Let's look ahead: To commemorate the twentieth anniversary of the Thomas confirmation hearings over the next few weeks, we can expect many accounts of his career. Some will be enlivened with nasty comments about him from a few academic, feminist or political critics. But Thomas and his allies can shrug that off. News reports suggest that real estate tycoon Harlan Crow is the kind of friend who lets Thomas and his wife relax in luxury, whether at a mansion or the iconic Bohemian Grove. At the same time, Thomas has fostered a politically useful image of a VIP who despises Ivy League academics and chills out with workers at the court cafeteria and with children who lap up his inspirational talks at their schools. In sum, the odds are overwhelming that Washington’s thought-leaders will raise a few eyebrows over allegations against him and ultimately will close ranks with one of their own, as usual, on a bipartisan basis. Big-time Democrats and their backers, like Republicans, have important business before the Supreme Court.

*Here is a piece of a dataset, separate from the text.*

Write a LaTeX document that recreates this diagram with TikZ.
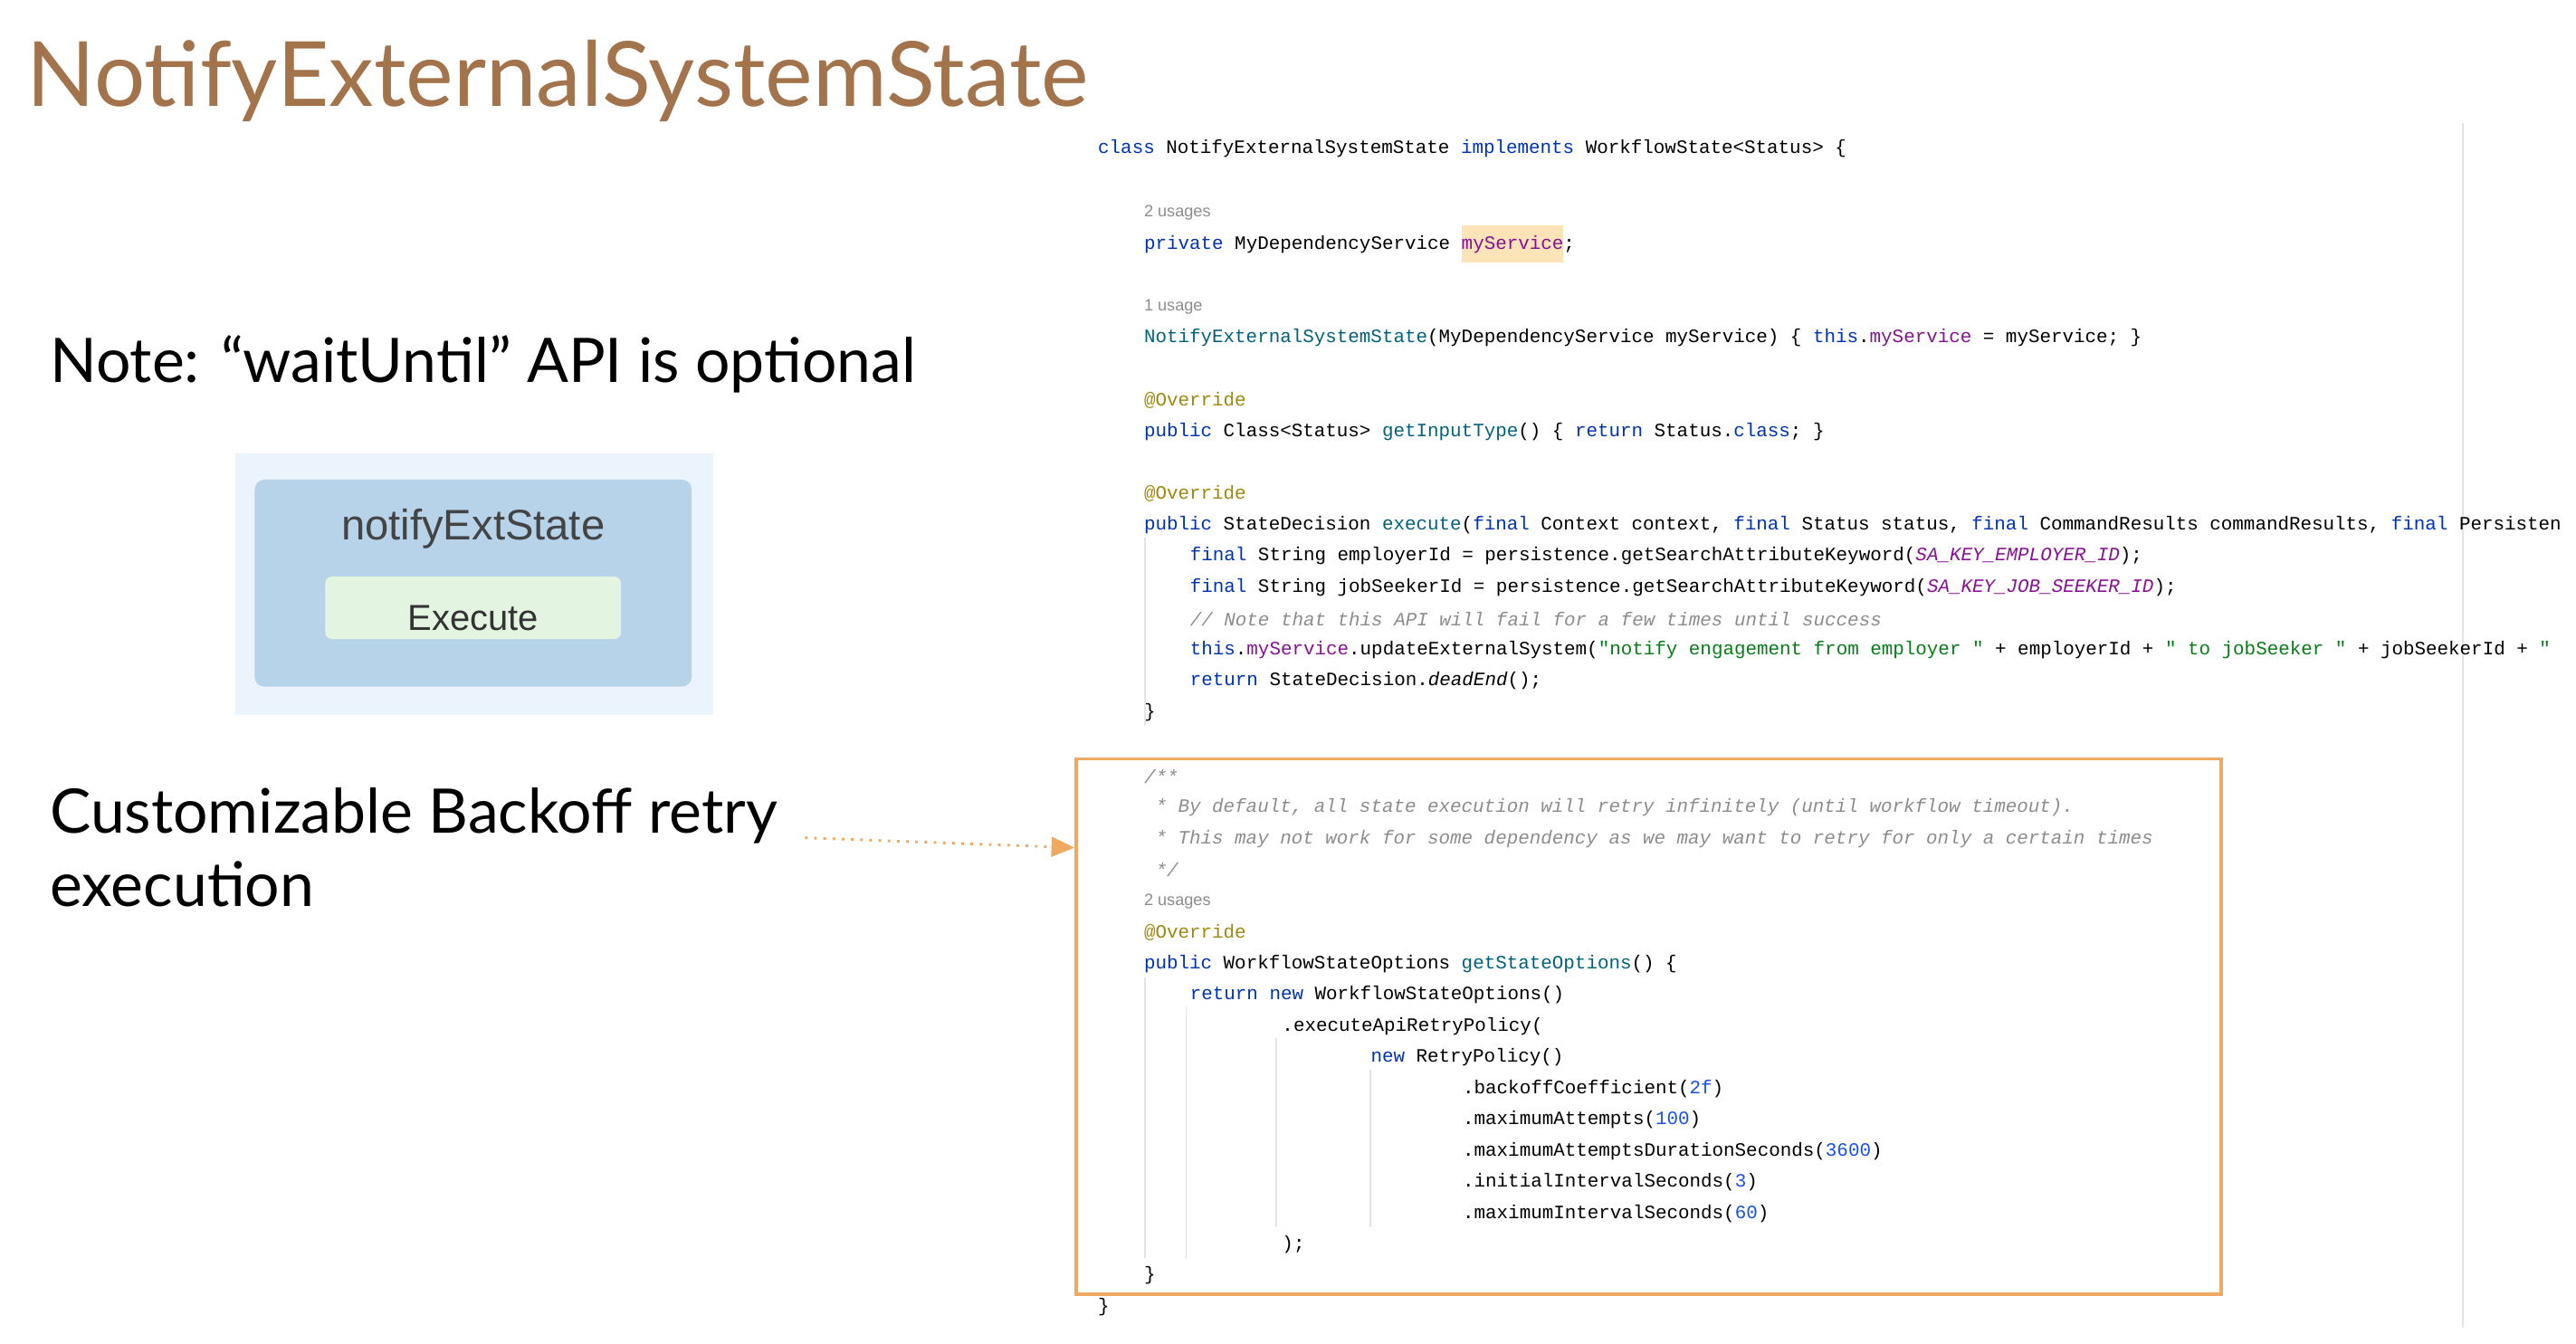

Still, keep an eye on the congressional letter sent Sept. 29, 2011 to Duff at the administrative office at the Judicial Conference.
Despite the name that the congressional signers put at the top of the page, their letter is probably addressed to a different court. Ordinarily, that tribunal's members are too distracted and too disrespected to have much impact. Even so, that court is potentially more powerful than the one run by Chief Justice Roberts and his colleagues.
It's called the court of public opinion.